V. Conclusion and Future Practical Challenges

Finally, we must pragmatically view the future challenges. While the quantum TDA algorithm demonstrates astonishing computational advantages within mathematical frameworks and confirms the immense potential of quantum computers in processing high-dimensional topological data, we still have a long way to go before applying it to massive, real-world datasets (such as financial market forecasting, complex novel drug molecule design, and high-dimensional machine learning).

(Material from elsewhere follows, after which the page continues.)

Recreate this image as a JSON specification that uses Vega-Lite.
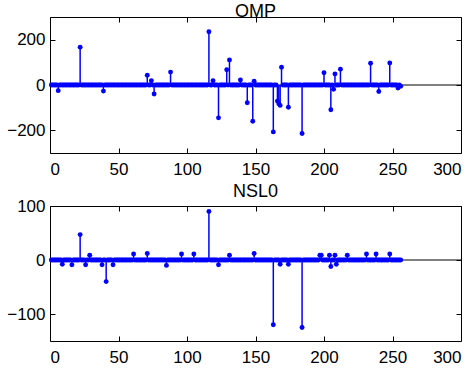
{
"$schema":"https://vega.github.io/schema/vega-lite/v6.json",
"padding":{"left":6,"top":2,"right":0,"bottom":0},
"spacing":4,
"config":{"font":"Liberation Sans","view":{"stroke":"black","strokeWidth":1},
"axis":{"grid":false,"domain":false,"tickColor":"black","tickSize":-5,"tickWidth":1,"labelFontSize":17,"labelColor":"black","labelFont":"Liberation Sans","labelPadding":10,"title":null},
"axisBottom":{"labelPadding":13},
"axisTop":{"labelPadding":0},
"axisRight":{"labelPadding":0},
"title":{"fontSize":18,"fontWeight":"normal","font":"Liberation Sans","offset":-4,"color":"black"}},
"datasets":{"sig":[
{"x":1,"o":0,"n":0},{"x":2,"o":0,"n":0},{"x":3,"o":0,"n":0},{"x":4,"o":0,"n":0},{"x":5,"o":0,"n":0},{"x":6,"o":-25,"n":0},{"x":7,"o":0,"n":0},{"x":8,"o":0,"n":0},{"x":9,"o":0,"n":-8},{"x":10,"o":0,"n":0},
{"x":11,"o":0,"n":0},{"x":12,"o":0,"n":0},{"x":13,"o":0,"n":0},{"x":14,"o":0,"n":0},{"x":15,"o":0,"n":0},{"x":16,"o":0,"n":-9},{"x":17,"o":0,"n":0},{"x":18,"o":0,"n":0},{"x":19,"o":0,"n":0},{"x":20,"o":0,"n":0},
{"x":21,"o":0,"n":0},{"x":22,"o":167,"n":47},{"x":23,"o":0,"n":0},{"x":24,"o":0,"n":0},{"x":25,"o":0,"n":0},{"x":26,"o":0,"n":-9},{"x":27,"o":0,"n":0},{"x":28,"o":0,"n":0},{"x":29,"o":0,"n":9},{"x":30,"o":0,"n":0},
{"x":31,"o":0,"n":0},{"x":32,"o":0,"n":0},{"x":33,"o":0,"n":0},{"x":34,"o":0,"n":0},{"x":35,"o":0,"n":0},{"x":36,"o":0,"n":0},{"x":37,"o":0,"n":0},{"x":38,"o":0,"n":-9},{"x":39,"o":-27,"n":0},{"x":40,"o":0,"n":0},
{"x":41,"o":0,"n":-40},{"x":42,"o":0,"n":0},{"x":43,"o":0,"n":0},{"x":44,"o":0,"n":0},{"x":45,"o":0,"n":0},{"x":46,"o":0,"n":-9},{"x":47,"o":0,"n":0},{"x":48,"o":0,"n":0},{"x":49,"o":0,"n":0},{"x":50,"o":0,"n":0},
{"x":51,"o":0,"n":0},{"x":52,"o":0,"n":0},{"x":53,"o":0,"n":0},{"x":54,"o":0,"n":0},{"x":55,"o":0,"n":0},{"x":56,"o":0,"n":0},{"x":57,"o":0,"n":0},{"x":58,"o":0,"n":0},{"x":59,"o":0,"n":0},{"x":60,"o":0,"n":0},
{"x":61,"o":0,"n":11},{"x":62,"o":0,"n":0},{"x":63,"o":0,"n":0},{"x":64,"o":0,"n":0},{"x":65,"o":0,"n":0},{"x":66,"o":0,"n":0},{"x":67,"o":0,"n":0},{"x":68,"o":0,"n":0},{"x":69,"o":0,"n":0},{"x":70,"o":0,"n":0},
{"x":71,"o":43,"n":12},{"x":72,"o":0,"n":0},{"x":73,"o":0,"n":0},{"x":74,"o":19,"n":0},{"x":75,"o":0,"n":0},{"x":76,"o":-40,"n":0},{"x":77,"o":0,"n":0},{"x":78,"o":0,"n":0},{"x":79,"o":0,"n":0},{"x":80,"o":0,"n":0},
{"x":81,"o":0,"n":0},{"x":82,"o":0,"n":0},{"x":83,"o":0,"n":0},{"x":84,"o":0,"n":0},{"x":85,"o":0,"n":-10},{"x":86,"o":0,"n":0},{"x":87,"o":0,"n":0},{"x":88,"o":57,"n":0},{"x":89,"o":0,"n":0},{"x":90,"o":0,"n":0},
{"x":91,"o":0,"n":0},{"x":92,"o":0,"n":0},{"x":93,"o":0,"n":0},{"x":94,"o":0,"n":0},{"x":95,"o":0,"n":0},{"x":96,"o":0,"n":11},{"x":97,"o":0,"n":0},{"x":98,"o":0,"n":0},{"x":99,"o":0,"n":0},{"x":100,"o":0,"n":0},
{"x":101,"o":0,"n":0},{"x":102,"o":0,"n":0},{"x":103,"o":0,"n":0},{"x":104,"o":0,"n":0},{"x":105,"o":0,"n":11},{"x":106,"o":0,"n":0},{"x":107,"o":0,"n":0},{"x":108,"o":0,"n":0},{"x":109,"o":0,"n":0},{"x":110,"o":0,"n":0},
{"x":111,"o":0,"n":0},{"x":112,"o":0,"n":0},{"x":113,"o":0,"n":0},{"x":114,"o":0,"n":0},{"x":115,"o":0,"n":0},{"x":116,"o":235,"n":90},{"x":117,"o":0,"n":0},{"x":118,"o":0,"n":0},{"x":119,"o":19,"n":0},{"x":120,"o":0,"n":0},
{"x":121,"o":0,"n":0},{"x":122,"o":0,"n":0},{"x":123,"o":-145,"n":-9},{"x":124,"o":0,"n":0},{"x":125,"o":0,"n":0},{"x":126,"o":0,"n":0},{"x":127,"o":0,"n":0},{"x":128,"o":0,"n":0},{"x":129,"o":67,"n":0},{"x":130,"o":0,"n":0},
{"x":131,"o":110,"n":9},{"x":132,"o":0,"n":0},{"x":133,"o":0,"n":0},{"x":134,"o":0,"n":0},{"x":135,"o":0,"n":0},{"x":136,"o":0,"n":0},{"x":137,"o":0,"n":0},{"x":138,"o":0,"n":0},{"x":139,"o":22,"n":0},{"x":140,"o":0,"n":0},
{"x":141,"o":0,"n":0},{"x":142,"o":0,"n":0},{"x":143,"o":0,"n":0},{"x":144,"o":-78,"n":0},{"x":145,"o":0,"n":0},{"x":146,"o":0,"n":0},{"x":147,"o":0,"n":0},{"x":148,"o":-160,"n":0},{"x":149,"o":17,"n":12},{"x":150,"o":0,"n":0},
{"x":151,"o":0,"n":0},{"x":152,"o":0,"n":0},{"x":153,"o":0,"n":0},{"x":154,"o":0,"n":0},{"x":155,"o":0,"n":0},{"x":156,"o":0,"n":0},{"x":157,"o":0,"n":0},{"x":158,"o":0,"n":0},{"x":159,"o":0,"n":0},{"x":160,"o":0,"n":0},
{"x":161,"o":0,"n":0},{"x":162,"o":0,"n":0},{"x":163,"o":-207,"n":-120},{"x":164,"o":0,"n":0},{"x":165,"o":0,"n":0},{"x":166,"o":-71,"n":0},{"x":167,"o":-83,"n":0},{"x":168,"o":-90,"n":-8},{"x":169,"o":78,"n":0},{"x":170,"o":0,"n":0},
{"x":171,"o":0,"n":0},{"x":172,"o":0,"n":0},{"x":173,"o":0,"n":0},{"x":174,"o":-98,"n":-8},{"x":175,"o":0,"n":0},{"x":176,"o":0,"n":0},{"x":177,"o":0,"n":0},{"x":178,"o":0,"n":0},{"x":179,"o":0,"n":0},{"x":180,"o":0,"n":0},
{"x":181,"o":0,"n":0},{"x":182,"o":0,"n":0},{"x":183,"o":0,"n":0},{"x":184,"o":-214,"n":-125},{"x":185,"o":0,"n":0},{"x":186,"o":0,"n":0},{"x":187,"o":0,"n":0},{"x":188,"o":0,"n":0},{"x":189,"o":0,"n":0},{"x":190,"o":0,"n":0},
{"x":191,"o":0,"n":0},{"x":192,"o":0,"n":0},{"x":193,"o":0,"n":0},{"x":194,"o":0,"n":0},{"x":195,"o":0,"n":0},{"x":196,"o":0,"n":0},{"x":197,"o":0,"n":9},{"x":198,"o":0,"n":9},{"x":199,"o":0,"n":0},{"x":200,"o":54,"n":0},
{"x":201,"o":0,"n":0},{"x":202,"o":0,"n":0},{"x":203,"o":0,"n":0},{"x":204,"o":0,"n":9},{"x":205,"o":-109,"n":-12},{"x":206,"o":0,"n":0},{"x":207,"o":-19,"n":0},{"x":208,"o":49,"n":9},{"x":209,"o":0,"n":-8},{"x":210,"o":0,"n":0},
{"x":211,"o":0,"n":0},{"x":212,"o":70,"n":0},{"x":213,"o":0,"n":0},{"x":214,"o":0,"n":0},{"x":215,"o":0,"n":0},{"x":216,"o":0,"n":0},{"x":217,"o":0,"n":9},{"x":218,"o":0,"n":0},{"x":219,"o":0,"n":0},{"x":220,"o":0,"n":0},
{"x":221,"o":0,"n":0},{"x":222,"o":0,"n":0},{"x":223,"o":0,"n":0},{"x":224,"o":0,"n":0},{"x":225,"o":0,"n":0},{"x":226,"o":0,"n":0},{"x":227,"o":0,"n":0},{"x":228,"o":0,"n":0},{"x":229,"o":0,"n":0},{"x":230,"o":0,"n":0},
{"x":231,"o":0,"n":11},{"x":232,"o":0,"n":0},{"x":233,"o":0,"n":0},{"x":234,"o":96,"n":0},{"x":235,"o":0,"n":0},{"x":236,"o":0,"n":0},{"x":237,"o":0,"n":0},{"x":238,"o":0,"n":11},{"x":239,"o":0,"n":0},{"x":240,"o":-29,"n":0},
{"x":241,"o":0,"n":0},{"x":242,"o":0,"n":0},{"x":243,"o":0,"n":0},{"x":244,"o":0,"n":0},{"x":245,"o":0,"n":0},{"x":246,"o":0,"n":0},{"x":247,"o":0,"n":0},{"x":248,"o":97,"n":11},{"x":249,"o":0,"n":0},{"x":250,"o":0,"n":0},
{"x":251,"o":0,"n":0},{"x":252,"o":0,"n":0},{"x":253,"o":0,"n":0},{"x":254,"o":-13,"n":0},{"x":255,"o":0,"n":0},{"x":256,"o":-6,"n":0}
]},
"vconcat":[
{"title":"OMP","width":411,"height":136,"data":{"name":"sig"},
"resolve":{"axis":{"x":"independent","y":"independent"}},
"layer":[
{"data":{"values":[{}]},"mark":{"type":"rule","color":"black","strokeWidth":1},"encoding":{"y":{"datum":0,"type":"quantitative","scale":{"domain":[-300,300],"nice":false},"axis":null}}},
{"mark":{"type":"rule","color":"#0000ff","strokeWidth":1.5},"encoding":{
"x":{"field":"x","type":"quantitative","scale":{"domain":[0,300],"nice":false},"axis":{"orient":"bottom","values":[0,50,100,150,200,250,300]}},
"y":{"field":"o","type":"quantitative","scale":{"domain":[-300,300],"nice":false},"axis":{"orient":"left","values":[-200,0,200]}},
"y2":{"datum":0}}},
{"mark":{"type":"point","filled":true,"color":"#0000ff","size":24,"opacity":1},"encoding":{
"x":{"field":"x","type":"quantitative","axis":{"orient":"top","labels":false,"values":[0,50,100,150,200,250,300]}},
"y":{"field":"o","type":"quantitative","axis":{"orient":"right","labels":false,"values":[-200,0,200]}}}}
]},
{"title":"NSL0","width":411,"height":135,"data":{"name":"sig"},
"resolve":{"axis":{"x":"independent","y":"independent"}},
"layer":[
{"data":{"values":[{}]},"mark":{"type":"rule","color":"black","strokeWidth":1},"encoding":{"y":{"datum":0,"type":"quantitative","scale":{"domain":[-150,100],"nice":false},"axis":null}}},
{"mark":{"type":"rule","color":"#0000ff","strokeWidth":1.5},"encoding":{
"x":{"field":"x","type":"quantitative","scale":{"domain":[0,300],"nice":false},"axis":{"orient":"bottom","values":[0,50,100,150,200,250,300]}},
"y":{"field":"n","type":"quantitative","scale":{"domain":[-150,100],"nice":false},"axis":{"orient":"left","values":[-100,0,100]}},
"y2":{"datum":0}}},
{"mark":{"type":"point","filled":true,"color":"#0000ff","size":24,"opacity":1},"encoding":{
"x":{"field":"x","type":"quantitative","axis":{"orient":"top","labels":false,"values":[0,50,100,150,200,250,300]}},
"y":{"field":"n","type":"quantitative","axis":{"orient":"right","labels":false,"values":[-100,0,100]}}}}
]}
]
}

In the current Noisy Intermediate-Scale Quantum (NISQ) era, hardware limitations remain the most significant obstacle. The Quantum Phase Estimation (QPE) relied upon by quantum TDA requires the execution of deep quantum circuits, which are highly susceptible to disruption from decoherence and various Pauli noises on existing quantum hardware. Therefore, for this technology to achieve true practical utility, the future must absolutely rely on the realization of Fault-Tolerant Quantum Computing (FTQC). This requires not only mitigating noise at the hardware level but also pairing it with quantum error-correcting codes that possess high encoding rates and excellent distance properties (such as quantum low-density parity-check codes, qLDPC) to protect the logical qubits of deep circuits.

In summary, this is not only a brilliant symphony of mathematics and physics but also clearly outlines the future blueprint of quantum computing. Data indeed has shape, and only fault-tolerant quantum algorithms will serve as our most powerful microscope to discern these high-dimensional contours and unlock the computational limits of the next generation.